Pierre Luc Séguillon a rendu son cahier de vacances. En refermant son docu-fiction soi-disant « hyperréaliste », on aura appris qu’en guise de revanche, il pronostique une victoire de… Sarkozy.
Le document fiction politique n’est rien d’autre que du sous-roman d’anticipation. Réussi, il peut à la rigueur être drôle, inquiétant, révéler des aspects de la personnalité de certains de nos gouvernants ou introduire le lecteur dans des zones d’ombres méconnues du grand public. Raté, il est de peu d’intérêt, pauvre narration d’un bon connaisseur du microcosme politique radotant sur ceux qu’il fréquente au quotidien depuis de trop longues années. Pierre-Luc Séguillon aurait pu se contenter d’un billet sur son blog pour nous livrer ses pseudo-prophéties politiques.
Comme PLS-son petit acronyme- va avoir droit à une couverture médiatique digne de son immense aura de grand journaliste, on va vous éviter de tomber dans le panneau et vous résumer le feu d’artifice.
Premier tir, la droite perd les élections sénatoriales, oh la belle rose ! Seconde salve, Martine obtient l’investiture socialiste, oh la belle verte ! Troisième feu, Ségolène fonde un nouveau Parti pour se présenter en dehors du PS, oh la belle blanche ! Quatrième tir (on commence à s’essouffler), Martine et Ségolène se rabibochent et présentent un ticket commun proposant aux français un futur exécutif féminin avec Ségolène en présidente et Martine en premier Ministre, oh la belle bleue ! Cinquième (on s’accroche), Royal et Sarkozy sont au second tour et la candidate du « front républicain » pète un câble pendant la confrontation télévisée d’entre deux tours en accusant Sarkozy d’être anti-féministe, oh la belle jaune ! Sarkozy gagne avec 400 000 mille voix d’avance. Oh la belle blanche ! Sixième et dernier (on respire), le « front progressiste et républicain », rassemblant du modem au PS en passant par les verts, remporte les législatives.

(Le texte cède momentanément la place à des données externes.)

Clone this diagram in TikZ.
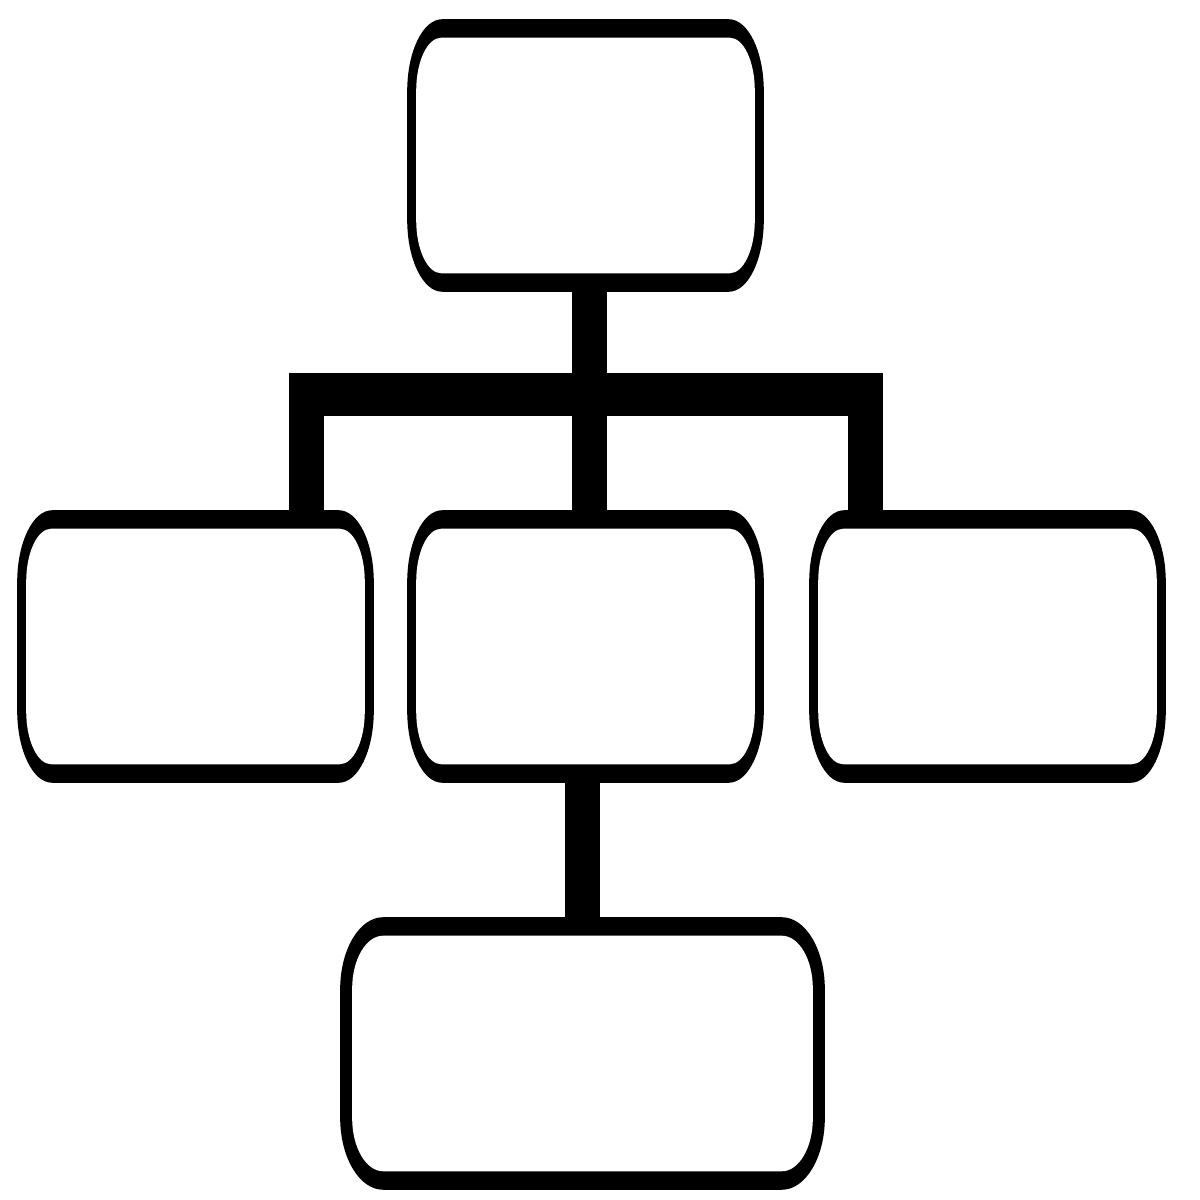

Ségolène devient premier Ministre et compose un gouvernement d’ouverture exclusivement composé de femmes… La mésentente Royal-Sarkozy conduit celui-ci à dissoudre l’Assemblée nationale. Oh le beau final !
Le docu-fiction n’a aucun intérêt littéraire et encore moins journalistique. « Sur le plan littéraire il n’invente rien » car il se contente de décrire des situation trop proches de la réalité. Il met en évidence la pauvreté de l’imagination des experts et spécialistes de la politique qui squattent les plateaux télé et maisons d’édition en égrenant invariablement les même banalités sans jamais s’extraire véritablement de leur milieu. Sur le plan journalistique, il confine à l’anti-journalisme primaire : zéro enquête, zéro révélation.
A la fermeture du livre, une image de la geste sarkozienne revient en tête. A la veille de sa victoire en 2007, notre futur président se permet une petite balade en canasson à travers l’élevage du mas de Lou Rayas, une manade près de Saintes-Maries-de-la-Mer, looké à la texane, histoire de se détendre. On est à la campagne, les chemins terreux ne sont pas calibrés pour les talons et semelles lisses de la formation de journalistes papillonnants qui suit l’événement. Hop, les communicants trouvent la solution : on demande à un paysan du coin d’accrocher une remorque à bestiaux derrière son tracteur et on entasse tout ce petit monde comme des sardines pour couvrir la proto-présidentielle balade. Comme il faut bien ramener un cliché, deux trois minutes d’image vidéo ou du son, « les journalistes acceptent ce procédé humiliant… » L’un d’eux immortalise ce grand moment et on en profite, atterré.
Viendront ensuite les États Généraux de la presse. Le programme de Sarkozy pour les médias réside dans cette anecdote. Couvrir sa geste. Les gens branchés appellent ça storytelling, en langage commun on appelle ça propagande. PLS a compris le message, il anticipe sur la geste de Sarkozy, nous livre du storytelling d’anticipation. A peine distrayant. Navrant.